→ **Data block**:
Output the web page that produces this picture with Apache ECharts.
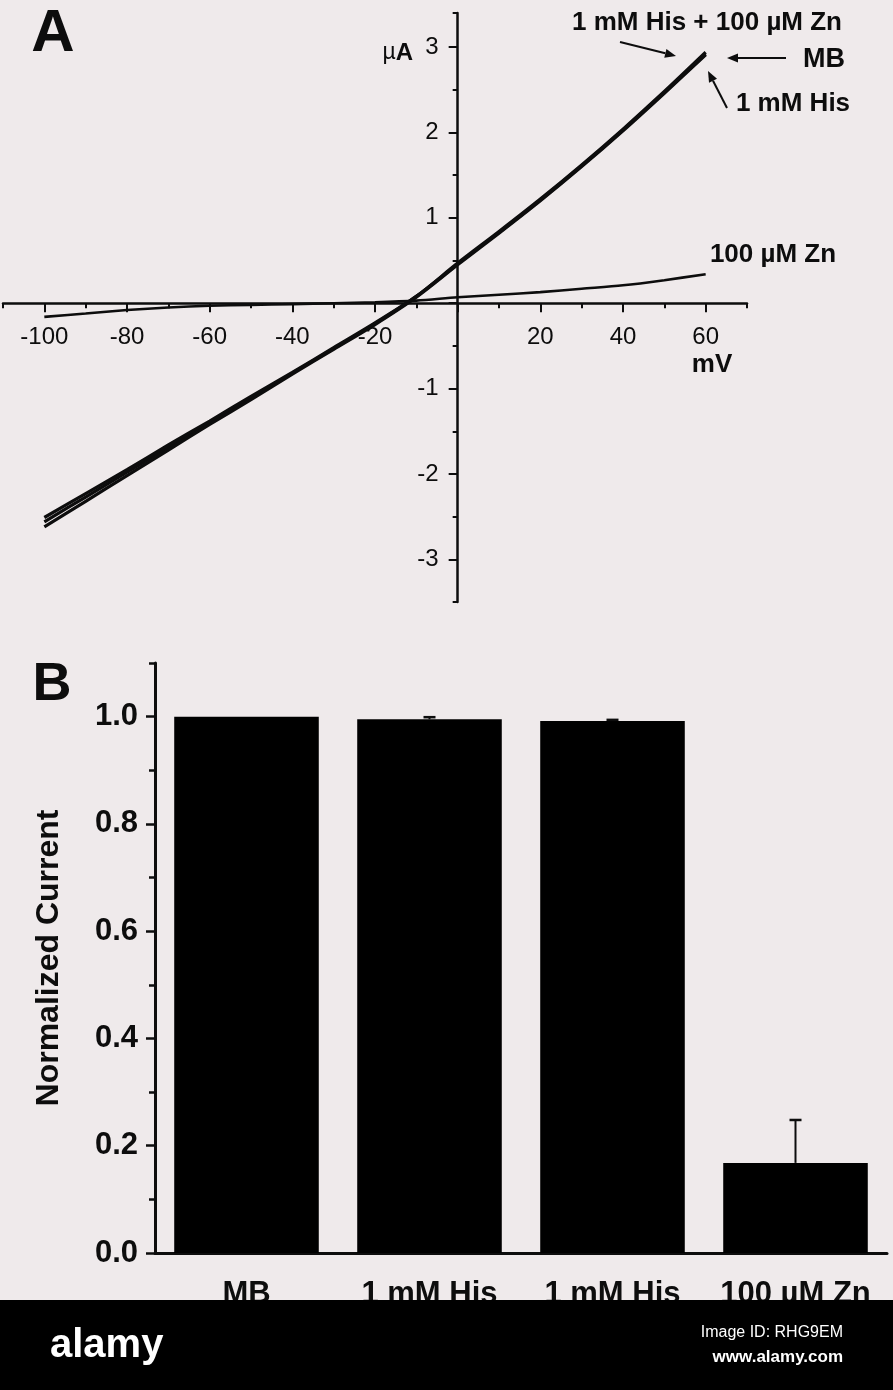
<!DOCTYPE html>
<html>
<head>
<meta charset="UTF-8">
<title>I-V curves and normalized current</title>
<script src="https://cdn.jsdelivr.net/npm/echarts@6/dist/echarts.min.js"></script>
<style>
  html, body { margin: 0; padding: 0; background: #efeaeb; }
  #chart { width: 893px; height: 1390px; }
</style>
</head>
<body>
<div id="chart"></div>
<script>
// ---- panel A: current-voltage relation ----
const voltages = [-100, -90, -80, -70, -60, -50, -40, -30, -20, -10, 0, 10, 20, 30, 40, 50, 60];
const currentMB = [-2.56, -2.27, -1.98, -1.69, -1.40, -1.11, -0.82, -0.53, -0.24, 0.08, 0.46, 0.83, 1.21, 1.61, 2.03, 2.47, 2.92];
const currentHis = [-2.62, -2.32, -2.02, -1.72, -1.42, -1.13, -0.83, -0.54, -0.25, 0.07, 0.45, 0.82, 1.20, 1.60, 2.02, 2.46, 2.91];
const currentHisZn = [-2.51, -2.23, -1.95, -1.66, -1.38, -1.09, -0.81, -0.52, -0.23, 0.08, 0.47, 0.84, 1.22, 1.62, 2.04, 2.48, 2.94];
const currentZn = [-0.16, -0.12, -0.08, -0.05, -0.03, -0.02, -0.01, 0.0, 0.01, 0.03, 0.07, 0.10, 0.13, 0.17, 0.21, 0.27, 0.34];

const xRange = [-110, 70];
const yRange = [-3.5, 3.4];
const xMajorTicks = [-100, -80, -60, -40, -20, 0, 20, 40, 60];
const xTickLabels = [-100, -80, -60, -40, -20, 20, 40, 60];
const xMinorTicks = [-110, -90, -70, -50, -30, -10, 10, 30, 50, 70];
const yMajorTicks = [-3, -2, -1, 0, 1, 2, 3];
const yTickLabels = [-3, -2, -1, 1, 2, 3];
const yMinorTicks = [-3.5, -2.5, -1.5, -0.5, 0.5, 1.5, 2.5, 3.4];

// ---- panel B: normalized current ----
const conditions = ['MB', '1 mM His', '1 mM His', '100 \u00b5M Zn'];
const normCurrent = [1.0, 0.995, 0.992, 0.168];
const normError = [0, 0.004, 0.002, 0.080];
const bTickLabels = [0, 0.2, 0.4, 0.6, 0.8, 1.0];
const bMinorTicks = [0.1, 0.3, 0.5, 0.7, 0.9, 1.1];

const FONT = '"Liberation Sans", Arial, Helvetica, sans-serif';
const INK = '#0d0d0d';

// grid A in pixels; axes are pulled in to cross at zero (offset, not onZero,
// so that the tick labels follow the axis lines)
const gridA = {left: 3, top: 13, width: 744, height: 589};
const xShift = -(0 - xRange[0]) / (xRange[1] - xRange[0]) * gridA.width;
const yShift = -(0 - yRange[0]) / (yRange[1] - yRange[0]) * gridA.height;

const chart = echarts.init(document.getElementById('chart'));

function pairs(ys) {
    return voltages.map((v, i) => [v, ys[i]]);
}

function ivLine(name, ys, width) {
    return {
        name: name, type: 'line', xAxisIndex: 0, yAxisIndex: 0, clip: false,
        data: pairs(ys), showSymbol: false, smooth: 0.3,
        lineStyle: {color: INK, width: width}
    };
}

// arrow annotation: line with a filled head at (x2, y2)
function arrow(x1, y1, x2, y2) {
    const a = Math.atan2(y2 - y1, x2 - x1);
    const L = 11, W = 4.5;
    const bx = x2 - L * Math.cos(a), by = y2 - L * Math.sin(a);
    const px = -Math.sin(a) * W, py = Math.cos(a) * W;
    return [
        {type: 'line', z: 50, shape: {x1: x1, y1: y1, x2: bx, y2: by}, style: {stroke: INK, lineWidth: 2}},
        {type: 'polygon', z: 50, shape: {points: [[x2, y2], [bx + px, by + py], [bx - px, by - py]]}, style: {fill: INK}}
    ];
}

function label(text, x, y, font) {
    return {
        type: 'text', z: 50, x: x, y: y,
        style: {text: text, font: font, fill: INK, align: 'center', verticalAlign: 'middle'}
    };
}

function valueAxisA(dim, ticks, labels, len, showLine) {
    const isX = dim === 'x';
    return {
        type: 'value', gridIndex: 0, position: isX ? 'bottom' : 'left',
        offset: isX ? yShift : xShift,
        min: isX ? xRange[0] : yRange[0], max: isX ? xRange[1] : yRange[1],
        axisLine: {show: true, onZero: false, lineStyle: {color: showLine ? INK : 'rgba(0,0,0,0)', width: 2.5}},
        axisTick: {show: true, customValues: ticks, length: len, lineStyle: {color: INK, width: 2}},
        axisLabel: labels
            ? {customValues: labels, fontSize: 24, color: INK, margin: isX ? 22 : 19, fontFamily: FONT}
            : {show: false},
        splitLine: {show: false}
    };
}

const errorSeries = {
    type: 'custom', xAxisIndex: 2, yAxisIndex: 2, z: 5,
    data: normCurrent.map((v, i) => [i, v, normError[i]]),
    renderItem: function (params, api) {
        const err = api.value(2);
        if (!err) return null;
        const top = api.coord([api.value(0), api.value(1)]);
        const end = api.coord([api.value(0), api.value(1) + err]);
        return {
            type: 'group',
            children: [
                {type: 'line', shape: {x1: top[0], y1: top[1], x2: end[0], y2: end[1]}, style: {stroke: INK, lineWidth: 2}},
                {type: 'line', shape: {x1: end[0] - 6, y1: end[1], x2: end[0] + 6, y2: end[1]}, style: {stroke: INK, lineWidth: 2.5}}
            ]
        };
    }
};

const option = {
    backgroundColor: '#efeaeb',
    animation: false,
    textStyle: {fontFamily: FONT},
    grid: [
        Object.assign({outerBoundsMode: 'none', containLabel: false}, gridA),
        {left: 155, top: 663, right: 6, height: 590, outerBoundsMode: 'none', containLabel: false}
    ],
    xAxis: [
        valueAxisA('x', xMajorTicks, xTickLabels, 9, true),
        valueAxisA('x', xMinorTicks, null, 5, false),
        {
            type: 'category', gridIndex: 1, position: 'bottom', data: conditions,
            axisLine: {lineStyle: {color: INK, width: 3}},
            axisTick: {alignWithLabel: true, length: 11, lineStyle: {color: INK, width: 2.5}},
            axisLabel: {interval: 0, fontSize: 31, fontWeight: 'bold', color: INK, margin: 26, fontFamily: FONT,
                hideOverlap: false}
        },
        {
            type: 'category', gridIndex: 1, position: 'bottom', data: conditions,
            axisLine: {lineStyle: {color: 'rgba(0,0,0,0)'}},
            axisTick: {length: 5, lineStyle: {color: INK, width: 2.5}},
            axisLabel: {show: false}
        }
    ],
    yAxis: [
        valueAxisA('y', yMajorTicks, yTickLabels, 9, true),
        valueAxisA('y', yMinorTicks, null, 5, false),
        {
            type: 'value', gridIndex: 1, position: 'left', min: 0, max: 1.1,
            name: 'Normalized Current', nameLocation: 'middle', nameGap: 90,
            nameTextStyle: {fontSize: 32, fontWeight: 'bold', color: INK, fontFamily: FONT},
            axisLine: {show: true, lineStyle: {color: INK, width: 3}},
            axisTick: {show: true, customValues: bTickLabels, length: 9, lineStyle: {color: INK, width: 2.5}},
            axisLabel: {customValues: bTickLabels, fontSize: 31, fontWeight: 'bold', color: INK, margin: 17,
                fontFamily: FONT, formatter: v => v.toFixed(1)},
            splitLine: {show: false}
        },
        {
            type: 'value', gridIndex: 1, position: 'left', min: 0, max: 1.1,
            axisLine: {show: true, lineStyle: {color: 'rgba(0,0,0,0)'}},
            axisTick: {show: true, customValues: bMinorTicks, length: 6, lineStyle: {color: INK, width: 2.5}},
            axisLabel: {show: false},
            splitLine: {show: false}
        }
    ],
    series: [
        ivLine('MB', currentMB, 3.2),
        ivLine('1 mM His', currentHis, 3.2),
        ivLine('1 mM His + 100 \u00b5M Zn', currentHisZn, 3.2),
        ivLine('100 \u00b5M Zn', currentZn, 2.6),
        {
            name: 'Normalized Current', type: 'bar', xAxisIndex: 2, yAxisIndex: 2,
            data: normCurrent, barWidth: '79%', itemStyle: {color: '#000'}
        },
        errorSeries
    ],
    graphic: [
        label('A', 53, 34, 'bold 60px ' + FONT),
        label('B', 52, 685, 'bold 54px ' + FONT),
        {
            type: 'text', z: 50, x: 413, y: 53,
            style: {
                text: '{u|\u00b5}{b|A}', align: 'right', verticalAlign: 'middle', fill: INK,
                rich: {u: {font: '23px ' + FONT, fill: INK}, b: {font: 'bold 24px ' + FONT, fill: INK}}
            }
        },
        label('mV', 712, 365, 'bold 26px ' + FONT),
        label('1 mM His + 100 \u00b5M Zn', 707, 23, 'bold 26px ' + FONT),
        label('MB', 824, 60, 'bold 27px ' + FONT),
        label('1 mM His', 793, 104, 'bold 26px ' + FONT),
        label('100 \u00b5M Zn', 773, 255, 'bold 26px ' + FONT),
        ...arrow(620, 42, 676, 56),
        ...arrow(786, 58, 727, 58),
        ...arrow(727, 108, 708, 71),
        // stock-photo banner along the bottom edge
        {type: 'rect', z: 100, shape: {x: 0, y: 1300, width: 893, height: 90}, style: {fill: '#000'}},
        {
            type: 'text', z: 101, x: 50, y: 1346,
            style: {text: 'alamy', font: 'bold 40px "Liberation Sans Narrow", ' + FONT, fill: '#fff', verticalAlign: 'middle'}
        },
        {
            type: 'text', z: 101, x: 843, y: 1333,
            style: {text: 'Image ID: RHG9EM', font: '16px "Liberation Sans Narrow", ' + FONT, fill: '#fff', align: 'right', verticalAlign: 'middle'}
        },
        {
            type: 'text', z: 101, x: 843, y: 1357,
            style: {text: 'www.alamy.com', font: 'bold 17px "Liberation Sans Narrow", ' + FONT, fill: '#fff', align: 'right', verticalAlign: 'middle'}
        }
    ]
};

chart.setOption(option);
</script>
</body>
</html>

→ **The problem**:
Return, unchanged, the lines from the first line of the material through the line that holds "0.21, 0.27, 0.34];", inclusive, omitting pictures.

→ **Response to the task**:
Output the web page that produces this picture with Apache ECharts.
<!DOCTYPE html>
<html>
<head>
<meta charset="UTF-8">
<title>I-V curves and normalized current</title>
<script src="https://cdn.jsdelivr.net/npm/echarts@6/dist/echarts.min.js"></script>
<style>
  html, body { margin: 0; padding: 0; background: #efeaeb; }
  #chart { width: 893px; height: 1390px; }
</style>
</head>
<body>
<div id="chart"></div>
<script>
// ---- panel A: current-voltage relation ----
const voltages = [-100, -90, -80, -70, -60, -50, -40, -30, -20, -10, 0, 10, 20, 30, 40, 50, 60];
const currentMB = [-2.56, -2.27, -1.98, -1.69, -1.40, -1.11, -0.82, -0.53, -0.24, 0.08, 0.46, 0.83, 1.21, 1.61, 2.03, 2.47, 2.92];
const currentHis = [-2.62, -2.32, -2.02, -1.72, -1.42, -1.13, -0.83, -0.54, -0.25, 0.07, 0.45, 0.82, 1.20, 1.60, 2.02, 2.46, 2.91];
const currentHisZn = [-2.51, -2.23, -1.95, -1.66, -1.38, -1.09, -0.81, -0.52, -0.23, 0.08, 0.47, 0.84, 1.22, 1.62, 2.04, 2.48, 2.94];
const currentZn = [-0.16, -0.12, -0.08, -0.05, -0.03, -0.02, -0.01, 0.0, 0.01, 0.03, 0.07, 0.10, 0.13, 0.17, 0.21, 0.27, 0.34];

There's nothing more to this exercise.